Just as with lab #1, you are asked to create one file (README.Rmd) with your results.

All team members are supposed to contribute … last time you might have realized that it is a pretty big mess if everybody writes into the README file all at the same time.

This time: figure out a plan before you start working. Include your plan as a table in the README.Rmd file for lab #2.


Our Goal for this lab

  • read a pdf file into an R session

  • go through cleaning steps to turn the pdf into usable information

  • save the resulting code and data files


Service calls to the Ames police

are collected and published each day for a time interval of the past four days as ‘Press log’

https://www.cityofames.org/government/departments-divisions-i-z/police/news-and-updates

available under

https://data.city.ames.ia.us/publicinformation/PressLog.pdf


Download the Press log file

and inspect it …

presslog_url <- "https://data.city.ames.ia.us/publicinformation/PressLog.pdf"
download.file(presslog_url, destfile = "PressLog.pdf", mode = "wb")

Reading a pdf file

The package tabulizer provides bindings (i.e. wrapper functionalities) for the java library Tabula PDF Table Extractor.

Our first goal for the lab is to install the tabulizer package.

Go to https://docs.ropensci.org/tabulizer/ and follow the directions for installing the package


extract_tables

The function extract_tables returns a list object.

Describe the structure of this list:

  • What does the length of the list correspond to?

  • What objects are the list’s items?

  • What are the dimensions of each of the list’s items?

library(tabulizer)
plog <- extract_tables(file="PressLog.pdf")

str(plog)

Transform the plog object into a clean data set

Data set of service calls:

  • format of object is data frame or tibble

  • columns are variables with appropriate names

  • each row corresponds to one incident

  • all variables have the correct format

  • save the result as a csv file with the name “presslog-yyyymmdd.csv’, where yyyymmdd is the date of first reported incident the file


Helper files and code

Data set of call codes:

  • data frame (or tibble) with two columns named ‘Abbreviation’ and ‘Description’

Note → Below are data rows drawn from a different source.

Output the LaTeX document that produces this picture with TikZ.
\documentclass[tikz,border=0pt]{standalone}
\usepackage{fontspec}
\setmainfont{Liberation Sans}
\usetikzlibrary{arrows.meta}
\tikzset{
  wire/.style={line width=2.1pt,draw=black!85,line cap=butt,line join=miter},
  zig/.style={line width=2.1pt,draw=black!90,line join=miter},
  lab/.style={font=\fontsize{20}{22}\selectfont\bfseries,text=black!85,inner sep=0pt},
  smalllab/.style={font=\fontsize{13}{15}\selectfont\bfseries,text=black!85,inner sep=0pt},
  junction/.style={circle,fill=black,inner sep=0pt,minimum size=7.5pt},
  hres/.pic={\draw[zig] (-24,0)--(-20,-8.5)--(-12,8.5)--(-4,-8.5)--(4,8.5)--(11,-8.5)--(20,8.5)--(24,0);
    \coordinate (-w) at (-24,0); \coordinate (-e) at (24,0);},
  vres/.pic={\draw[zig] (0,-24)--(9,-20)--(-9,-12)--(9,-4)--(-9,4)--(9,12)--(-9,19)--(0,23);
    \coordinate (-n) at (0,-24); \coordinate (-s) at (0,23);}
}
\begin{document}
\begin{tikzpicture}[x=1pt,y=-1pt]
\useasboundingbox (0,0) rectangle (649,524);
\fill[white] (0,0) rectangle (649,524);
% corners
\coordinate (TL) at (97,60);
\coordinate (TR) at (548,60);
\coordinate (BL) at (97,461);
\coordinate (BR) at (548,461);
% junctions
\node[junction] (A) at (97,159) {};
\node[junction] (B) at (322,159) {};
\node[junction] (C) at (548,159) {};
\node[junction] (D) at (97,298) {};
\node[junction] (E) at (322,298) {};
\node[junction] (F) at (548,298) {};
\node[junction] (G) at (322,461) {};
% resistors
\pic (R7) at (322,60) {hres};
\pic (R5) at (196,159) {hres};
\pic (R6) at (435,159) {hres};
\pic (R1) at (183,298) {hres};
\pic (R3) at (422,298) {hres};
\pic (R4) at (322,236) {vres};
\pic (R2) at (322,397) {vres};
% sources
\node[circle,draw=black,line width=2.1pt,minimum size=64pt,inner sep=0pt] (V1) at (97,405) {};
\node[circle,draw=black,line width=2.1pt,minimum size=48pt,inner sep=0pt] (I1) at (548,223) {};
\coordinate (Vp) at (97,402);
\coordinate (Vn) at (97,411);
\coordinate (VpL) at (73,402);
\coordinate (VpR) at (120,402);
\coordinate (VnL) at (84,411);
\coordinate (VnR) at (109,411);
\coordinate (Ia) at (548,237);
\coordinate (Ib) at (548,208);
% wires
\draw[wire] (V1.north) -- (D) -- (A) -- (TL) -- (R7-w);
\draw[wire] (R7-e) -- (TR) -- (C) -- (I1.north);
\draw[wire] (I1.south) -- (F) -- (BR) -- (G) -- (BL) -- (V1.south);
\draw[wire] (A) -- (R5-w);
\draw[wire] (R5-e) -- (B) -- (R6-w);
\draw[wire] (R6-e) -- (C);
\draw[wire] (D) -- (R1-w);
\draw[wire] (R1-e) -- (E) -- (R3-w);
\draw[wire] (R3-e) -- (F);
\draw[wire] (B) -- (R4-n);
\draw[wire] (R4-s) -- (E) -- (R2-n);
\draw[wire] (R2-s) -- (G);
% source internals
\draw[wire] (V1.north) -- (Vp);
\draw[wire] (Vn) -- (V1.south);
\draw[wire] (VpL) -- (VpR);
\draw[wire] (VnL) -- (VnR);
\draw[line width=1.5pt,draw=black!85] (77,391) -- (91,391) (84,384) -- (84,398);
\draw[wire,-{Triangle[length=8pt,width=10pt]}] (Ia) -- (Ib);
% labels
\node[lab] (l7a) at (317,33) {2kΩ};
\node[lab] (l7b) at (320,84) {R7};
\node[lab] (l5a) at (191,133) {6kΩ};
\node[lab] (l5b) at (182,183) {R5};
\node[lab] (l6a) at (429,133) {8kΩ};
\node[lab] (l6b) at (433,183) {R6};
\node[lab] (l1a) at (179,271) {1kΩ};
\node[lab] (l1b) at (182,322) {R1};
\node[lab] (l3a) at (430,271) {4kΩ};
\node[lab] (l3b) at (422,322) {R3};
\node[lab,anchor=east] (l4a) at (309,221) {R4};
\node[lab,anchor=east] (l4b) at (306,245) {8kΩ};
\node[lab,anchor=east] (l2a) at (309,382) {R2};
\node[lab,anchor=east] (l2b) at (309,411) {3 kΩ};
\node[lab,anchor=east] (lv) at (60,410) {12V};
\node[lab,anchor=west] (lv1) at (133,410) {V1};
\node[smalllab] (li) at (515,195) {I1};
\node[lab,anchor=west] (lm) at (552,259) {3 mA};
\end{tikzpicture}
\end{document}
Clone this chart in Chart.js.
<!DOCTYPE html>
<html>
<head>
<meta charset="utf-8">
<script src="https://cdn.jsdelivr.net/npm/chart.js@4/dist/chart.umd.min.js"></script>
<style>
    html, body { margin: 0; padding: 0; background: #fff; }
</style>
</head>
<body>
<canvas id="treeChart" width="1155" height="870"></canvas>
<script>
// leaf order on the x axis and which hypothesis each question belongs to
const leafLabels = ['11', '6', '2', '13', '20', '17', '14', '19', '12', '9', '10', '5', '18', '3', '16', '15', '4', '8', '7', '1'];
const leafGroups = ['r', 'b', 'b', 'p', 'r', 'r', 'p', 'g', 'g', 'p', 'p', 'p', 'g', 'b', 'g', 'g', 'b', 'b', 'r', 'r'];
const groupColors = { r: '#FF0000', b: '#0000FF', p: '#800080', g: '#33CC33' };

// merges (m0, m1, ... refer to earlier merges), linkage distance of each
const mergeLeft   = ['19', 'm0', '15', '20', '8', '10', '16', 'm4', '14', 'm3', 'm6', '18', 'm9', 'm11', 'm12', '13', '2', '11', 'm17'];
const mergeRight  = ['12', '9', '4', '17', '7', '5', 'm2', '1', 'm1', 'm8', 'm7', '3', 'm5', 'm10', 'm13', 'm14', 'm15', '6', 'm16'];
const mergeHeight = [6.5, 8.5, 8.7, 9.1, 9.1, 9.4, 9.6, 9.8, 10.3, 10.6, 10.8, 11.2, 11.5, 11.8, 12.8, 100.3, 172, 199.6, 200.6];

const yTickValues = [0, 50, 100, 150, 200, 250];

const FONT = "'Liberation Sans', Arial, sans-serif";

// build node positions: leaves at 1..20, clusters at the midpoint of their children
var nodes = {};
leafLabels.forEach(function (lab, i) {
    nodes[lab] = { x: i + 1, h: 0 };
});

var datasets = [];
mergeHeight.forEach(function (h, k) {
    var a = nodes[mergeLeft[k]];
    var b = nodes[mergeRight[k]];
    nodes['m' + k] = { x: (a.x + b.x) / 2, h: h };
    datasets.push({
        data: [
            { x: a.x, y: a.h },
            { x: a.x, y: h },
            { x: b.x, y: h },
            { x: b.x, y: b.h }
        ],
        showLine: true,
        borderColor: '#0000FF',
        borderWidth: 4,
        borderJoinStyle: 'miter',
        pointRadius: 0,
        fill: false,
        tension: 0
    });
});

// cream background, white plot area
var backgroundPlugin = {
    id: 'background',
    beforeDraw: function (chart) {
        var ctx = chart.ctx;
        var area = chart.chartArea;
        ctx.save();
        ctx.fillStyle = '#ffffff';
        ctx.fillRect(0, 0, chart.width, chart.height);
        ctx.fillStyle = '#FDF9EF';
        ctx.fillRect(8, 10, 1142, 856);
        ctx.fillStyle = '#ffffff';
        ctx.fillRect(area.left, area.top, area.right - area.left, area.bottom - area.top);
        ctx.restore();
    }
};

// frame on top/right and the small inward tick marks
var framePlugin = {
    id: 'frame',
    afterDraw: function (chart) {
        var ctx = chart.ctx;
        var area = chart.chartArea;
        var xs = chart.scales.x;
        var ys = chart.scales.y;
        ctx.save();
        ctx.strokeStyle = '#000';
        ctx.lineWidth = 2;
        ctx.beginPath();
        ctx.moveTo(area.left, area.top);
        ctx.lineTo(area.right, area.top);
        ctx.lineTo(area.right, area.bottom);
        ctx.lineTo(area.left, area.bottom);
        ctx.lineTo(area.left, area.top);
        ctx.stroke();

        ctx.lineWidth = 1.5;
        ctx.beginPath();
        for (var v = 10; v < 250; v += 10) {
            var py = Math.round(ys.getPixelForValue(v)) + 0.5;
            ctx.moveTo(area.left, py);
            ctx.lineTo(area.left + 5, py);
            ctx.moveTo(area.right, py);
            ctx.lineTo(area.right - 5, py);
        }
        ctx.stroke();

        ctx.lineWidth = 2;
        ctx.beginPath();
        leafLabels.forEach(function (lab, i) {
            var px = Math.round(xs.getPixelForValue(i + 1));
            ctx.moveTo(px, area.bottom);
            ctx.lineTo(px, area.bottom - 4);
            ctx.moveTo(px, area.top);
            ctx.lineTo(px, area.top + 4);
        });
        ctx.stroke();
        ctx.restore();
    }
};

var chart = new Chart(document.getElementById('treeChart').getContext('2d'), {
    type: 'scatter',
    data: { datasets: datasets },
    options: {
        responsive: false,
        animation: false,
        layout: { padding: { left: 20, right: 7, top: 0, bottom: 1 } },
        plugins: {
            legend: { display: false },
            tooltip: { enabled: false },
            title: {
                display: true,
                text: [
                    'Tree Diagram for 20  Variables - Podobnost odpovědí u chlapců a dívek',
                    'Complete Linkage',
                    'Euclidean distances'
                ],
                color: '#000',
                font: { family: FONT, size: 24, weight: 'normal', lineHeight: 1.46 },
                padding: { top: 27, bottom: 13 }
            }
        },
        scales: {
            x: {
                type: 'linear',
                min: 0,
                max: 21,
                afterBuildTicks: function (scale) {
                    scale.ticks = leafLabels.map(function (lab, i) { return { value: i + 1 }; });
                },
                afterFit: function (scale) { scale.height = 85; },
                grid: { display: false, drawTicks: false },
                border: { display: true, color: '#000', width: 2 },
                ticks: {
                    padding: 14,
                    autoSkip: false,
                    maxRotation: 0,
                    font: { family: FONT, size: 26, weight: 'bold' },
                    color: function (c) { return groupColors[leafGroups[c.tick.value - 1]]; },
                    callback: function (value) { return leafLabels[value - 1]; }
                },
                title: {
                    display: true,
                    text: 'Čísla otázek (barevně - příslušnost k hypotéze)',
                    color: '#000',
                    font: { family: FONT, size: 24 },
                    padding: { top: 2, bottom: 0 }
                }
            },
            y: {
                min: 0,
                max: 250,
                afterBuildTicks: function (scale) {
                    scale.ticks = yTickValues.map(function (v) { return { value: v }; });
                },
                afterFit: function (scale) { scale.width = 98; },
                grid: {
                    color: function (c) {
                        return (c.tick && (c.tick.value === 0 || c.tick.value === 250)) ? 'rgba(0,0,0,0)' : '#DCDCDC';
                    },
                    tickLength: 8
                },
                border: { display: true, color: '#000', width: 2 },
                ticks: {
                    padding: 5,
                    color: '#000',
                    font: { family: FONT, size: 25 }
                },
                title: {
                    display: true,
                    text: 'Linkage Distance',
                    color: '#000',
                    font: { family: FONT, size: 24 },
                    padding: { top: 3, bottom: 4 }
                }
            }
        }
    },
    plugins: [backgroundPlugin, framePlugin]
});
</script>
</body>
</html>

  • save the result as a csv file with the name “call-codes.csv”

Save the code (just the R script, not an Rmd) in a file called “process_presslog_yyyymmdd.R”


How robust is your code?

The folder ‘Presslogs’ contains service call files from a couple of other days.

Process these files as well. Do you need to make any adjustments to your code? Keep track of those adjustments.

Save data and code for these presslogs as:

  • “presslog-yyyymmdd.csv”
  • “process_presslog_yyyymmdd.R”

Deliverables (1) or (2)

Deliverable (1)

Create a markdown table with a description of the structure of your repository (i.e. which files are where, and what is included). The structure is not going to be graded itself, just your description of the structure. You will find that good structures are easier to describe :)

Combine all of your service call data sets into one, draw a barchart of the number of service calls by day, colour by service log file.

Deliverable (2)

In case things went horribly wrong, and you could not get things to work, describe what you did, which error you encountered, and what strategies you tried before you gave up/ the time for the lab was up.


Submit


Push your changes to the repository, make sure that the README.Rmd file knits on your machines, push the README.md file as well.

Make sure to add all datasets and all code files to the repository.

Upload a link to your repository to Canvas. Only one submission per team is required. Finishing touches can be made until Monday, Feb 20, 11:59 pm.




And you are done!